Task objective: Lines containing the word "this" are to be counted; state their number and nothing further.

# START OF Raw data

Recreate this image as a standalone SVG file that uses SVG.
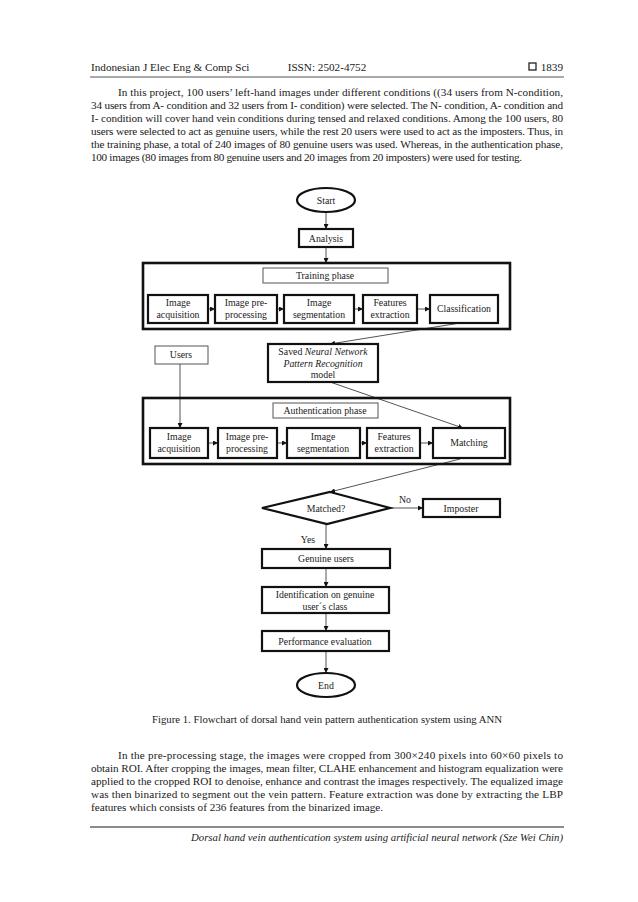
<svg xmlns="http://www.w3.org/2000/svg" width="638" height="902" viewBox="0 0 638 902">
<defs>
<marker id="ah" viewBox="0 0 6 6" refX="6" refY="3" markerWidth="5" markerHeight="5" markerUnits="userSpaceOnUse" orient="auto">
<path d="M0,0 L6,3 L0,6 z" fill="#111"/>
</marker>
</defs>
<style>
text{font-family:"Liberation Serif","Times New Roman",serif;fill:#1a1a1a}
.body{font-size:11.2px}
.hdr{font-size:11.2px}
.lbl{font-size:9.8px;text-anchor:middle}
.bx{fill:#fff;stroke:#111;stroke-width:2.2}
.outer{fill:none;stroke:#111;stroke-width:2.6}
.thin{fill:#fff;stroke:#555;stroke-width:1}
.con{fill:none;stroke:#555;stroke-width:1;marker-end:url(#ah)}
</style>
<rect width="638" height="902" fill="#fff"/>

<!-- header -->
<text class="hdr" x="91" y="71">Indonesian J Elec Eng &amp; Comp Sci</text>
<text class="hdr" x="327" y="71" text-anchor="middle">ISSN: 2502-4752</text>
<rect x="529" y="63" width="7" height="7" fill="none" stroke="#222" stroke-width="1.3"/>
<text class="hdr" x="563" y="71" text-anchor="end">1839</text>
<line x1="90" y1="77" x2="564" y2="77" stroke="#555" stroke-width="1"/>

<!-- paragraph 1 -->
<g class="body">
<text x="118" y="96" textLength="445" lengthAdjust="spacing">In this project, 100 users’ left-hand images under different conditions ((34 users from N-condition,</text>
<text x="91" y="109" textLength="472" lengthAdjust="spacing">34 users from A- condition and 32 users from I- condition) were selected. The N- condition, A- condition and</text>
<text x="91" y="122" textLength="472" lengthAdjust="spacing">I- condition will cover hand vein conditions during tensed and relaxed conditions. Among the 100 users, 80</text>
<text x="91" y="135" textLength="472" lengthAdjust="spacing">users were selected to act as genuine users, while the rest 20 users were used to act as the imposters. Thus, in</text>
<text x="91" y="148" textLength="472" lengthAdjust="spacing">the training phase, a total of 240 images of 80 genuine users was used. Whereas, in the authentication phase,</text>
<text x="91" y="161" textLength="431" lengthAdjust="spacing">100 images (80 images from 80 genuine users and 20 images from 20 imposters) were used for testing.</text>
</g>

<!-- connectors -->
<g id="connectors">
<line class="con" x1="326" y1="212" x2="326" y2="229"/>
<line class="con" x1="326" y1="247" x2="326" y2="263"/>
<line class="con" x1="208" y1="309" x2="215" y2="309"/>
<line class="con" x1="277" y1="309" x2="284" y2="309"/>
<line class="con" x1="354" y1="309" x2="363" y2="309"/>
<line class="con" x1="417" y1="309" x2="430" y2="309"/>
<line class="con" x1="460" y1="323" x2="330" y2="344"/>
<line class="con" x1="180" y1="364" x2="180" y2="428"/>
<line class="con" x1="330" y1="382" x2="463" y2="428"/>
<line class="con" x1="208" y1="443" x2="218" y2="443"/>
<line class="con" x1="277" y1="443" x2="287" y2="443"/>
<line class="con" x1="360" y1="443" x2="367" y2="443"/>
<line class="con" x1="420" y1="443" x2="433" y2="443"/>
<line class="con" x1="460" y1="459" x2="330" y2="492"/>
<line class="con" x1="390" y1="508" x2="423" y2="508"/>
<line class="con" x1="326" y1="524" x2="326" y2="549"/>
<line class="con" x1="326" y1="568" x2="326" y2="587"/>
<line class="con" x1="326" y1="613" x2="326" y2="631"/>
<line class="con" x1="326" y1="651" x2="326" y2="673"/>
<text class="lbl" x="405" y="503">No</text>
<text class="lbl" x="308" y="543">Yes</text>
</g>

<!-- nodes -->
<g id="start"><ellipse class="bx" cx="326" cy="200" rx="29" ry="12"/><text class="lbl" x="326" y="203.5">Start</text></g>
<g id="analysis"><rect class="bx" x="299" y="229" width="54" height="18"/><text class="lbl" x="326" y="241.5">Analysis</text></g>

<g id="training">
<rect class="outer" x="143" y="263" width="367" height="66"/>
<rect class="thin" x="263" y="268" width="125" height="15"/>
<text class="lbl" x="325" y="279">Training  phase</text>
</g>
<g id="t-acq"><rect class="bx" x="148" y="295" width="60" height="28"/><text class="lbl" x="178" y="306">Image</text><text class="lbl" x="178" y="318">acquisition</text></g>
<g id="t-pre"><rect class="bx" x="215" y="295" width="62" height="28"/><text class="lbl" x="246" y="306">Image pre-</text><text class="lbl" x="246" y="318">processing</text></g>
<g id="t-seg"><rect class="bx" x="284" y="295" width="70" height="28"/><text class="lbl" x="319" y="306">Image</text><text class="lbl" x="319" y="318">segmentation</text></g>
<g id="t-feat"><rect class="bx" x="363" y="295" width="54" height="28"/><text class="lbl" x="390" y="306">Features</text><text class="lbl" x="390" y="318">extraction</text></g>
<g id="t-class"><rect class="bx" x="430" y="295" width="68" height="28"/><text class="lbl" x="464" y="312">Classification</text></g>

<g id="users"><rect class="thin" x="155" y="346" width="53" height="18"/><text class="lbl" x="181" y="358">Users</text></g>
<g id="model"><rect class="bx" x="268" y="344" width="110" height="38"/>
<text class="lbl" x="323" y="355">Saved <tspan font-style="italic">Neural Network</tspan></text>
<text class="lbl" x="323" y="366.5" font-style="italic">Pattern Recognition</text>
<text class="lbl" x="323" y="378">model</text></g>

<g id="authentication">
<rect class="outer" x="143" y="398" width="367" height="66"/>
<rect class="thin" x="273" y="403" width="105" height="15"/>
<text class="lbl" x="325" y="414">Authentication phase</text>
</g>
<g id="a-acq"><rect class="bx" x="150" y="428" width="58" height="30"/><text class="lbl" x="179" y="440">Image</text><text class="lbl" x="179" y="452">acquisition</text></g>
<g id="a-pre"><rect class="bx" x="218" y="428" width="59" height="30"/><text class="lbl" x="247" y="440">Image pre-</text><text class="lbl" x="247" y="452">processing</text></g>
<g id="a-seg"><rect class="bx" x="287" y="428" width="73" height="30"/><text class="lbl" x="323" y="440">Image</text><text class="lbl" x="323" y="452">segmentation</text></g>
<g id="a-feat"><rect class="bx" x="367" y="428" width="53" height="30"/><text class="lbl" x="394" y="440">Features</text><text class="lbl" x="394" y="452">extraction</text></g>
<g id="a-match"><rect class="bx" x="433" y="428" width="72" height="30"/><text class="lbl" x="469" y="446">Matching</text></g>

<g id="matched"><polygon class="bx" points="330,492 390,508 327,524 262,508"/><text class="lbl" x="326" y="511.5">Matched?</text></g>
<g id="imposter"><rect class="bx" x="423" y="499" width="77" height="18"/><text class="lbl" x="461" y="511.5">Imposter</text></g>
<g id="genuine"><rect class="bx" x="262" y="549" width="128" height="19"/><text class="lbl" x="326" y="562">Genuine users</text></g>
<g id="ident"><rect class="bx" x="262" y="587" width="127" height="26"/><text class="lbl" x="325" y="598">Identification  on genuine</text><text class="lbl" x="325" y="610">user´s class</text></g>
<g id="perf"><rect class="bx" x="262" y="631" width="127" height="20"/><text class="lbl" x="325" y="644.5">Performance evaluation</text></g>
<g id="end"><ellipse class="bx" cx="326" cy="685" rx="29" ry="12"/><text class="lbl" x="326" y="688.5">End</text></g>

<!-- caption -->
<text class="body" x="152" y="723" textLength="350" lengthAdjust="spacingAndGlyphs">Figure 1. Flowchart of dorsal hand vein pattern authentication system using ANN</text>

<!-- paragraph 2 -->
<g class="body">
<text x="118" y="759" textLength="445" lengthAdjust="spacing">In the pre-processing stage, the images were cropped from 300×240 pixels into 60×60 pixels to</text>
<text x="91" y="772" textLength="472" lengthAdjust="spacing">obtain ROI. After cropping the images, mean filter, CLAHE enhancement and histogram equalization were</text>
<text x="91" y="785" textLength="472" lengthAdjust="spacing">applied to the cropped ROI to denoise, enhance and contrast the images respectively. The equalized image</text>
<text x="91" y="798" textLength="472" lengthAdjust="spacing">was then binarized to segment out the vein pattern. Feature extraction was done by extracting the LBP</text>
<text x="91" y="811">features which consists of 236 features from the binarized image.</text>
</g>

<!-- footer -->
<line x1="90" y1="827" x2="564" y2="827" stroke="#666" stroke-width="1.5"/>
<text class="body" x="191" y="841" textLength="372" lengthAdjust="spacingAndGlyphs" font-style="italic">Dorsal hand vein authentication system using artificial neural network (Sze Wei Chin)</text>
</svg>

# END OF Raw data

Task solution: 2